Default Judgment Standard
In determining whether to grant a default judgment, the court applied the three-factor test established in Chamberlain v. Giampapa. First, it considered the potential prejudice to Axalta if the default was denied, concluding that Axalta was owed a substantial sum of over $100,000 under the terms of the contract. Second, the court noted that SRS had not provided any indication of a litigable defense, as it had failed to respond to the allegations or the motion for default judgment. The third factor examined whether SRS's delay was due to culpable conduct, finding that SRS had neither engaged in the litigation process nor presented any justification for its lack of response. Weighing these factors, the court found that they collectively favored granting Axalta's motion for default judgment, especially considering the thorough attempts made by Axalta to serve SRS.
Liability and Damages
The court accepted the factual allegations in Axalta's complaint as true, especially those establishing the existence of a valid contract and SRS's breach. It referenced Pennsylvania law, which requires three elements to plead a breach of contract: the existence of a contract, a breach of that contract, and resultant damages. The court confirmed that Axalta had fulfilled its obligations under the contract, while SRS had breached the agreement by failing to meet its purchasing commitment. The contractual terms explicitly stated that SRS was required to repay the $105,625 investment if it did not satisfy its purchase obligations within the first two years.
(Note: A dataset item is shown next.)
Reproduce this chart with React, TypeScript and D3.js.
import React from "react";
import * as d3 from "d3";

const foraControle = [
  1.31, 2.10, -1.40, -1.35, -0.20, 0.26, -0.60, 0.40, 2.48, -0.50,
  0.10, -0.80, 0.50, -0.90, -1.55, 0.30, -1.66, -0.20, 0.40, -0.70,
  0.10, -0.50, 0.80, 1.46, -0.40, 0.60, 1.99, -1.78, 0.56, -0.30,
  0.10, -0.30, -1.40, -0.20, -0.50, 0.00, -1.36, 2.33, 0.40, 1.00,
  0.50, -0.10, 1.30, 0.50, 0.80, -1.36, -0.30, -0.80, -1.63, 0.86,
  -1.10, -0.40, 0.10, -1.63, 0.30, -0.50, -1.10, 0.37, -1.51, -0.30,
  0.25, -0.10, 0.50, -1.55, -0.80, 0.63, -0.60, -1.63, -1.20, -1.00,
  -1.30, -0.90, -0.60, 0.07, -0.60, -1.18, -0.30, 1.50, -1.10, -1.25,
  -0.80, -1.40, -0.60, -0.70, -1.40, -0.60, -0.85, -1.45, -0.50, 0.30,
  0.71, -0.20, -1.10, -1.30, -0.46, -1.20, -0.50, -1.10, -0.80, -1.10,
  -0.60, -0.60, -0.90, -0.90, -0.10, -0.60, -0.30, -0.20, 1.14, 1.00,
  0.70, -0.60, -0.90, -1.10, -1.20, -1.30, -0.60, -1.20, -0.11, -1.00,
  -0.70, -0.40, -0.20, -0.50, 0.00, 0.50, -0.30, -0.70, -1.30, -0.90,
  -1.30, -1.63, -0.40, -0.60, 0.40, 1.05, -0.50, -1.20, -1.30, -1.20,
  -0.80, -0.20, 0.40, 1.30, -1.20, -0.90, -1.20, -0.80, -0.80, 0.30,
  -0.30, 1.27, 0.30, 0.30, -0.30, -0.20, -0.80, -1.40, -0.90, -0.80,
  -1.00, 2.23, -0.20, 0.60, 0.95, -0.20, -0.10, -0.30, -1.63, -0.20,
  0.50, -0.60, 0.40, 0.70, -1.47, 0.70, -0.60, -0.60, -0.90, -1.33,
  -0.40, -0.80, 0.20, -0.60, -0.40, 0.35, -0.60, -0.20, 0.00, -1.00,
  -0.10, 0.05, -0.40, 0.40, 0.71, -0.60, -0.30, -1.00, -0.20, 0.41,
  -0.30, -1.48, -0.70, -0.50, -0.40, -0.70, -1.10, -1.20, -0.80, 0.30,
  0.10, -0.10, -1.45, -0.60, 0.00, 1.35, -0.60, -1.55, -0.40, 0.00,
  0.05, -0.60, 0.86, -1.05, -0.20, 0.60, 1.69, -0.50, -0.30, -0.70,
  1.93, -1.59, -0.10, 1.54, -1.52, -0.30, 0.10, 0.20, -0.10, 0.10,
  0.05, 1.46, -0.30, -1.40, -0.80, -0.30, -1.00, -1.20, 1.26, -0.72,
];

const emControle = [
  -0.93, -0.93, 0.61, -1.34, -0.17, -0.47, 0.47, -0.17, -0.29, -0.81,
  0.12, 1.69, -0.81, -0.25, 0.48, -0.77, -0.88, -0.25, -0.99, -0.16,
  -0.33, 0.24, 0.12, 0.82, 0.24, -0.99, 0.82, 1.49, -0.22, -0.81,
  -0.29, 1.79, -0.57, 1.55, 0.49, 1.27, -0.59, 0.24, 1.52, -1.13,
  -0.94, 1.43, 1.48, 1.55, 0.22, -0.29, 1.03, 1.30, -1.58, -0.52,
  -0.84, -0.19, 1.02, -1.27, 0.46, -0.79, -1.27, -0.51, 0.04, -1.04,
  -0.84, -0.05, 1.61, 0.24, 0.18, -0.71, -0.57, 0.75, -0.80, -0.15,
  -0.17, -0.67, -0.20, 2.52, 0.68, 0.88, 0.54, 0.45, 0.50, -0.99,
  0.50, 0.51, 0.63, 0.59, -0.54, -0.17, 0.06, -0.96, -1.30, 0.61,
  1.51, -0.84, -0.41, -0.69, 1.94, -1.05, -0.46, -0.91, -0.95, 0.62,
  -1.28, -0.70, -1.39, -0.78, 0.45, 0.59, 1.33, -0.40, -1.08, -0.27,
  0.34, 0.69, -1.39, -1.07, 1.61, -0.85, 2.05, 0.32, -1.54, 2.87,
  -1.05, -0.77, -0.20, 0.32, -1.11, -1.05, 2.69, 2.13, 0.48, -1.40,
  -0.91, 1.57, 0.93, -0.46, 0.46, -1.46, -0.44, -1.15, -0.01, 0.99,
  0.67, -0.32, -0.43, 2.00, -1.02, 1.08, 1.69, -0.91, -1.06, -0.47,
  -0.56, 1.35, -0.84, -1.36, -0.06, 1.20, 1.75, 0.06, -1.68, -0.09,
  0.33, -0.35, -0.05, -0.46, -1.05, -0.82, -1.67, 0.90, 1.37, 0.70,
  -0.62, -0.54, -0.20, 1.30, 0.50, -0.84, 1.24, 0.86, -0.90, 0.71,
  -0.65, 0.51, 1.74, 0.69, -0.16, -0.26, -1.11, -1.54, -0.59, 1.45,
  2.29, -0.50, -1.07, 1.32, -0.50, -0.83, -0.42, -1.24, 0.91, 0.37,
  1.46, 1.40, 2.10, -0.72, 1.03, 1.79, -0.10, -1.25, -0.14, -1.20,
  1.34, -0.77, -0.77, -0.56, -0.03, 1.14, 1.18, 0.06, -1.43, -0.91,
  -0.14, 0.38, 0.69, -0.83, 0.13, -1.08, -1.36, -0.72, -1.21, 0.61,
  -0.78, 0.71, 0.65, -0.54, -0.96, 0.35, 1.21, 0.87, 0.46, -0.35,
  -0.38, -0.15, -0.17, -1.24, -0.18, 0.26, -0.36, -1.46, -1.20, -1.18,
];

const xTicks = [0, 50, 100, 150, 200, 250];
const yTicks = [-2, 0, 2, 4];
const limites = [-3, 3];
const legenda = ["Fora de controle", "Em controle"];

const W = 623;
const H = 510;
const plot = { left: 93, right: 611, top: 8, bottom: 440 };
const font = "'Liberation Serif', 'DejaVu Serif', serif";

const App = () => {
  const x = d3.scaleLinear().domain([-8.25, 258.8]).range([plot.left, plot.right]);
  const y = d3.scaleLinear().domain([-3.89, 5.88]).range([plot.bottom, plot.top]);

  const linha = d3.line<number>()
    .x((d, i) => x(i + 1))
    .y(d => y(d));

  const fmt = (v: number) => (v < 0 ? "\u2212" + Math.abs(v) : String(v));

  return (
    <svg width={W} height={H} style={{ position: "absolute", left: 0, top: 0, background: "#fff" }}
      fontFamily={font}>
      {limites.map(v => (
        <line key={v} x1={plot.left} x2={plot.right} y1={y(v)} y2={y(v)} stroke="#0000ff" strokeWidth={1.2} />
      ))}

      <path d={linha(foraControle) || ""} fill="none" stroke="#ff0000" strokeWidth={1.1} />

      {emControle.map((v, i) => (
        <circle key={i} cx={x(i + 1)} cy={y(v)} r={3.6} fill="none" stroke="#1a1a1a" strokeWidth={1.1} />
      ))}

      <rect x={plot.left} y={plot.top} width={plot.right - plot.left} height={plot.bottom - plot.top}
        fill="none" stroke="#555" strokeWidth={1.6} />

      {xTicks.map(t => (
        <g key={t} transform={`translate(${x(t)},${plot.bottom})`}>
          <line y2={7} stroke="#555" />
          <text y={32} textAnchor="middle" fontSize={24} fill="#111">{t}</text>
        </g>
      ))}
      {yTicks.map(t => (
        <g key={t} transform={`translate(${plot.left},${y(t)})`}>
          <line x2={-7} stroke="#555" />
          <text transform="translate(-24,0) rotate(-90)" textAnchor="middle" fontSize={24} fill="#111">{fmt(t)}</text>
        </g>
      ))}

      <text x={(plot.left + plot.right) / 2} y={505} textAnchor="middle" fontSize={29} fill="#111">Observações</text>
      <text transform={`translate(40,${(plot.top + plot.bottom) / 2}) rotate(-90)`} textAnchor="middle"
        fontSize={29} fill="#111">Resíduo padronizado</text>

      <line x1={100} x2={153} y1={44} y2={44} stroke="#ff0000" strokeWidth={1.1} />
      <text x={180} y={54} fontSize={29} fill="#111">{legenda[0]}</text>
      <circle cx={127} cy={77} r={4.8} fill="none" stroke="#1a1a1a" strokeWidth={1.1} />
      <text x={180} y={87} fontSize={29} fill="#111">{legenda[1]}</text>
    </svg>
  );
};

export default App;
As Axalta had provided written notice of the breach and SRS failed to remedy it, the court determined that Axalta was entitled to the specified damages plus interest.
Attorney's Fees
While Axalta sought $22,937.50 in attorney's fees, the court found that the request lacked sufficient supporting evidence. It noted that the plaintiff's counsel provided an affidavit stating that the fees included efforts to locate SRS and serve process, but did not submit an itemized list of hours worked or the specific rates claimed. The court emphasized the need for the party requesting attorney's fees to prove their reasonableness through adequate documentation. Consequently, while the court granted Axalta's request for default judgment concerning the contractual damages, it denied the request for attorney's fees, requiring further evidence to substantiate the claim before making a determination on that aspect.